Dr Feelgood – Down By The Jetty (1975)
Howling, scowling R&B of the highest order, Dr Feelgood’s formidable stage reputation was built on the interplay between gruff-voiced singer Lee Brilleaux and the maniacal moves and frenetic fretwork of guitarist Wilko Johnson, the latter also the band’s chief songwriter. Their debut album resolutely played to those strengths, producer Vic Maile (who’d cut his teeth as an engineer on 1960s hits by The Animals and the Dave Clark Five) opting to replicate the group’s live sound as close as possible.
Recorded in glorious mono, Johnson originals like Roxette, She Does It Right and All Through The City sound like venomous overhauls of vintage Chicago blues (a cover of John Lee Hooker’s Boom Boom is included for good measure), filtered through the working-class street smarts of his Canvey Island homebase. Less than two years later, the Feelgoods’ live album Stupidity would replace Abba’s Greatest Hits at Number One in the UK charts.

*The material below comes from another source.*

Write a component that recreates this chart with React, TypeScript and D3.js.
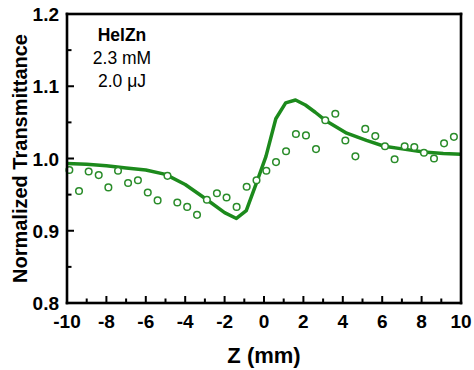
import React from 'react';
import * as d3 from 'd3';

// measured points (z in mm, normalized transmittance)
const dataZ = [
  -9.88, -9.39, -8.9, -8.39, -7.9, -7.41, -6.9, -6.4, -5.9, -5.4, -4.9, -4.4, -3.9, -3.4,
  -2.9, -2.39, -1.9, -1.39, -0.88, -0.38, 0.12, 0.61, 1.12, 1.62, 2.13, 2.64, 3.11, 3.62,
  4.13, 4.64, 5.14, 5.65, 6.14, 6.63, 7.14, 7.63, 8.12, 8.63, 9.14, 9.64,
];
const dataT = [
  0.984, 0.955, 0.982, 0.977, 0.96, 0.983, 0.966, 0.97, 0.953, 0.942, 0.976, 0.939, 0.933, 0.922,
  0.943, 0.952, 0.946, 0.933, 0.961, 0.97, 0.983, 0.995, 1.01, 1.034, 1.032, 1.013, 1.053, 1.062,
  1.025, 1.003, 1.041, 1.031, 1.017, 0.999, 1.017, 1.016, 1.008, 1.0, 1.021, 1.03,
];

// theoretical fit
const fitZ = [-10, -9, -8, -7, -6, -5, -4, -3, -2, -1.4, -0.9, -0.4, 0.1, 0.6, 1.1, 1.6, 2.1, 2.6, 3.1, 4.2, 5.2, 6.1, 7.1, 8.1, 9.1, 10];
const fitT = [0.993, 0.992, 0.99, 0.987, 0.984, 0.978, 0.964, 0.945, 0.925, 0.917, 0.928, 0.965, 1.003, 1.055, 1.077, 1.081, 1.074, 1.064, 1.053, 1.035, 1.025, 1.017, 1.013, 1.009, 1.007, 1.006];

const xTicks = [-10, -8, -6, -4, -2, 0, 2, 4, 6, 8, 10];
const yTicks = [0.8, 0.9, 1.0, 1.1, 1.2];
const legendLines = ['HelZn', '2.3 mM', '2.0 \u03bcJ'];

const W = 474;
const H = 370;
const margin = { top: 14, right: 13, bottom: 67, left: 67 };
const GREEN = '#1c8a1c';
const FONT = 'Arial, "Liberation Sans", sans-serif';
const BW = 2.6; // frame width

const App: React.FC = () => {
  const x = d3.scaleLinear().domain([-10, 10]).range([margin.left, W - margin.right]);
  const y = d3.scaleLinear().domain([0.8, 1.2]).range([H - margin.bottom, margin.top]);

  const line = d3.line<number>()
    .x((_, i) => x(fitZ[i]))
    .y(d => y(d));

  const x0 = x(-10);
  const x1 = x(10);
  const y0 = y(0.8);
  const y1 = y(1.2);

  // minor ticks every 1 mm / 0.05, majors every other one
  const xMinor = d3.range(0, 21).map(k => -10 + k);
  const yMinor = d3.range(0, 9).map(k => 0.8 + k * 0.05);

  return (
    <div style={{ position: 'absolute', left: 0, top: 0 }}>
      <svg width={W} height={H} style={{ display: 'block', background: '#fff' }}>
        <path d={line(fitT) || ''} fill="none" stroke={GREEN} strokeWidth={3.5} strokeLinejoin="round" />

        {dataT.map((d, i) => (
          <circle key={i} cx={x(dataZ[i])} cy={y(d)} r={3.3} fill="white" stroke="#2a8c2a" strokeWidth={1.5} />
        ))}

        <g fill="#000">
          {/* frame */}
          <rect x={x0 - BW / 2} y={y1 - BW / 2} width={x1 - x0 + BW} height={BW} />
          <rect x={x0 - BW / 2} y={y0 - BW / 2} width={x1 - x0 + BW} height={BW} />
          <rect x={x0 - BW / 2} y={y1 - BW / 2} width={BW} height={y0 - y1 + BW} />
          <rect x={x1 - BW / 2} y={y1 - BW / 2} width={BW} height={y0 - y1 + BW} />
          {xMinor.map((v, k) => {
            const len = k % 2 === 0 ? 7 : 4.5;
            return <rect key={'xt' + k} x={x(v) - 1} y={y0 - len} width={2} height={len} />;
          })}
          {yMinor.map((v, k) => {
            const len = k % 2 === 0 ? 7 : 4.5;
            return <rect key={'yt' + k} x={x0} y={y(v) - 1} width={len} height={2} />;
          })}
        </g>

        <g fontFamily={FONT} fontWeight="bold" fontSize={19}>
          {xTicks.map(d => (
            <text key={'xl' + d} x={x(d)} y={y0 + 25} textAnchor="middle">{d}</text>
          ))}
          {yTicks.map(d => (
            <text key={'yl' + d} x={x0 - 8} y={y(d) + 7} textAnchor="end">{d.toFixed(1)}</text>
          ))}
        </g>

        <text x={(x0 + x1) / 2} y={363} textAnchor="middle" fontFamily={FONT} fontWeight="bold" fontSize={22}>
          Z (mm)
        </text>
        <text
          transform={`translate(27, ${(y0 + y1) / 2}) rotate(-90)`}
          textAnchor="middle"
          fontFamily={FONT}
          fontWeight="bold"
          fontSize={20}
        >
          Normalized Transmittance
        </text>

        {legendLines.map((t, i) => (
          <text
            key={t}
            x={122}
            y={[41, 63.5, 87][i]}
            textAnchor="middle"
            fontFamily={FONT}
            fontWeight={i === 0 ? 'bold' : 'normal'}
            fontSize={17.5}
          >
            {t}
          </text>
        ))}
      </svg>
    </div>
  );
};

export default App;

Graham Parker & The Rumour - Howlin’ Wind (1976)
Once dubbed by the music press as the “Surrey Springsteen”, referencing the location of his petrol station job before turning pro, Parker’s songs on this debut are more accurately informed by his twin obsessions for Bob Dylan and Van Morrison. The former is evident in the lyrical imagery of the title track and what would become his signature number, Don’t Ask Me Questions, while the latter’s fingerprints are liberally daubed on the ramshackle soul of Silly Thing, White Honey and Lady Doctor.

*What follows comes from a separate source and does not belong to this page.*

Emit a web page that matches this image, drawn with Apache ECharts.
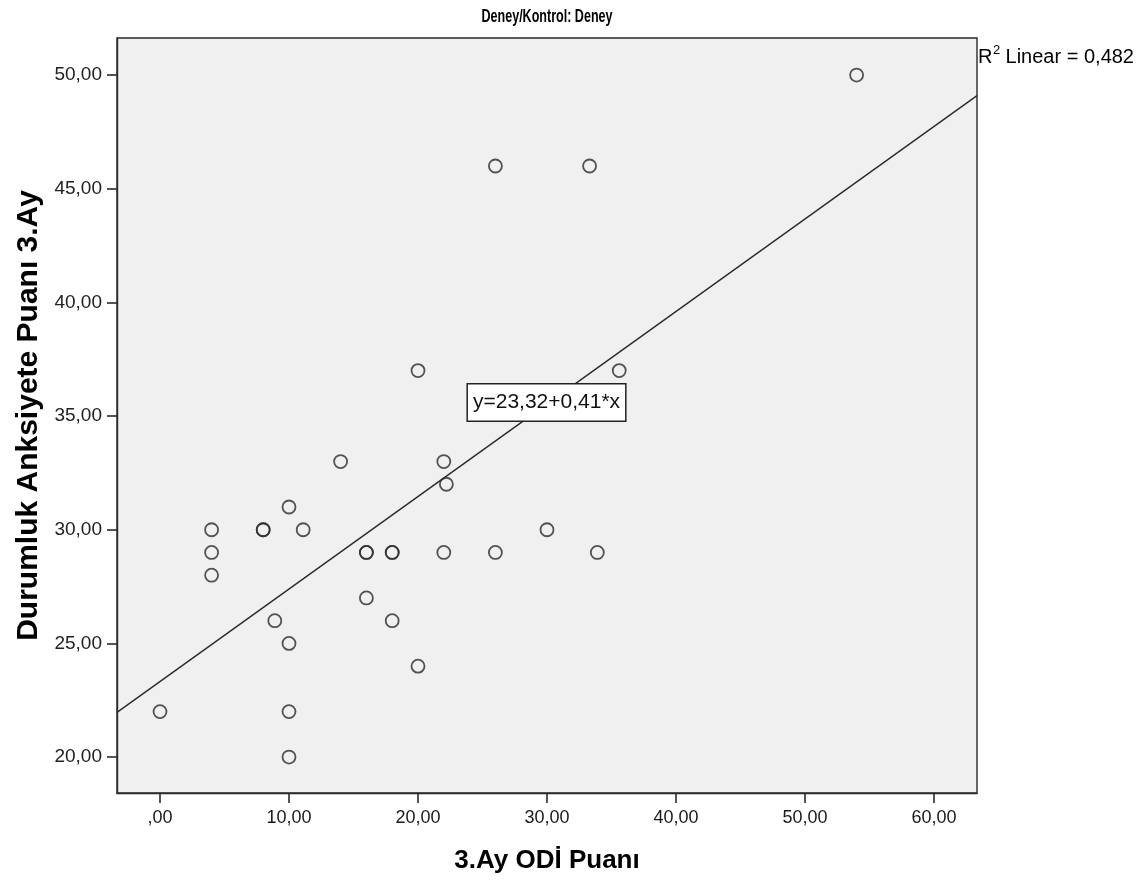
<!DOCTYPE html>
<html><head><meta charset="utf-8">
<script src="https://cdn.jsdelivr.net/npm/echarts@6/dist/echarts.min.js"></script>
<style>html,body{margin:0;padding:0;background:#fff}#c{width:1143px;height:883px}</style>
</head><body><div id="c"></div>
<script>
// Data
const odiScores  = [0, 4, 4, 4, 8, 8, 8.9, 10, 10, 10, 10, 11.1, 14, 16, 16, 16, 18, 18, 18, 20, 20, 22, 22.2, 22, 26, 26, 30, 33.3, 33.9, 35.6, 54];
const anxScores  = [22, 30, 29, 28, 30, 30, 26, 31, 25, 22, 20, 30, 33, 29, 29, 27, 29, 29, 26, 37, 24, 33, 32, 29, 46, 29, 30, 46, 29, 37, 50];
const xTickValues = [0, 10, 20, 30, 40, 50, 60];
const yTickValues = [20, 25, 30, 35, 40, 45, 50];
const fitIntercept = 23.32;
const fitSlope = 0.407;
const rSquared = '0,482';
const titleText = 'Deney/Kontrol: Deney';
const xTitle = '3.Ay ODİ Puanı';
const yTitle = 'Durumluk Anksiyete Puanı 3.Ay';
const equationText = 'y=23,32+0,41*x';

const X_MIN = -3.333, X_MAX = 63.333, Y_MIN = 18.42, Y_MAX = 51.63;

const points = odiScores.map((v, i) => [v, anxScores[i]]);
const fitLine = [X_MIN, X_MAX].map(x => [x, fitIntercept + fitSlope * x]);

function fmt(v) {
  let s = v.toFixed(2).replace('.', ',');
  if (s.startsWith('0,')) s = s.slice(1);
  return s;
}
const FONT = "'Liberation Sans',Arial,sans-serif";

const chart = echarts.init(document.getElementById('c'), null, {renderer: 'canvas'});
chart.setOption({
  animation: false,
  backgroundColor: '#ffffff',
  grid: {
    left: 117, right: 166, top: 38, bottom: 90,
    show: true, backgroundColor: '#f0f0f0', borderColor: '#2a2a2a', borderWidth: 1.4
  },
  xAxis: {
    type: 'value', min: X_MIN, max: X_MAX,
    name: xTitle, nameLocation: 'middle', nameGap: 55,
    nameTextStyle: {fontFamily: FONT, fontWeight: 'bold', fontSize: 26, color: '#000'},
    axisLine: {show: true, onZero: false, lineStyle: {color: '#2a2a2a', width: 1.4}},
    axisTick: {show: true, length: 10, customValues: xTickValues, lineStyle: {color: '#2a2a2a', width: 1.6}},
    axisLabel: {customValues: xTickValues, formatter: fmt, margin: 16, fontFamily: FONT, fontSize: 18, color: '#1a1a1a'},
    splitLine: {show: false}
  },
  yAxis: {
    type: 'value', min: Y_MIN, max: Y_MAX,
    name: yTitle, nameLocation: 'middle', nameGap: 72, nameRotate: 90,
    nameTextStyle: {fontFamily: FONT, fontWeight: 'bold', fontSize: 30, color: '#000'},
    axisLine: {show: true, onZero: false, lineStyle: {color: '#2a2a2a', width: 1.4}},
    axisTick: {show: true, length: 10, customValues: yTickValues, lineStyle: {color: '#2a2a2a', width: 1.6}},
    axisLabel: {customValues: yTickValues, formatter: fmt, margin: 15, fontFamily: FONT, fontSize: 19, color: '#222'},
    splitLine: {show: false}
  },
  series: [
    {
      type: 'line', data: fitLine, symbol: 'none', silent: true, z: 1,
      lineStyle: {color: '#2a2a2a', width: 1.4}
    },
    {
      type: 'scatter', data: points, symbol: 'circle', symbolSize: 13, z: 2,
      itemStyle: {color: 'rgba(0,0,0,0)', borderColor: '#2a2a2a', borderWidth: 1.8}
    }
  ],
  graphic: [
    {type: 'text', x: 547, y: 17, scaleX: 0.66, style: {text: titleText, fontFamily: FONT, fontWeight: 'bold', fontSize: 19, fill: '#000', align: 'center', verticalAlign: 'middle'}},
    {type: 'text', x: 978, y: 57, style: {text: 'R', fontFamily: FONT, fontSize: 20, fill: '#000', verticalAlign: 'middle', align: 'left'}},
    {type: 'text', x: 993, y: 50, style: {text: '2', fontFamily: FONT, fontSize: 13, fill: '#000', verticalAlign: 'middle', align: 'left'}},
    {type: 'text', x: 1000, y: 57, style: {text: ' Linear = ' + rSquared, fontFamily: FONT, fontSize: 20, fill: '#000', verticalAlign: 'middle', align: 'left'}},
    {type: 'text', x: 546.5, y: 402.5, z: 100, style: {
      text: equationText, fontFamily: FONT, fontSize: 21, fill: '#111',
      align: 'center', verticalAlign: 'middle', backgroundColor: '#fff', borderColor: '#222', borderWidth: 1.5, padding: [8, 5, 7, 5]
    }}
  ]
});
</script></body></html>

Elsewhere, Between You And Me is closer to the mellow, contemplative Laurel Canyon vibes of, say, Jackson Browne, while Parker’s growing reputation as the scene’s “angry young man” largely stems from his tirade against a failing education system on Back To Schooldays. Knocking it all into shape is what amounts to a pub rock supergroup, featuring a refugee from Ducks Deluxe, two from Brinsley Schwarz, and a third member of the Brinsleys (the aforementioned Nick Lowe) in the producer’s chair.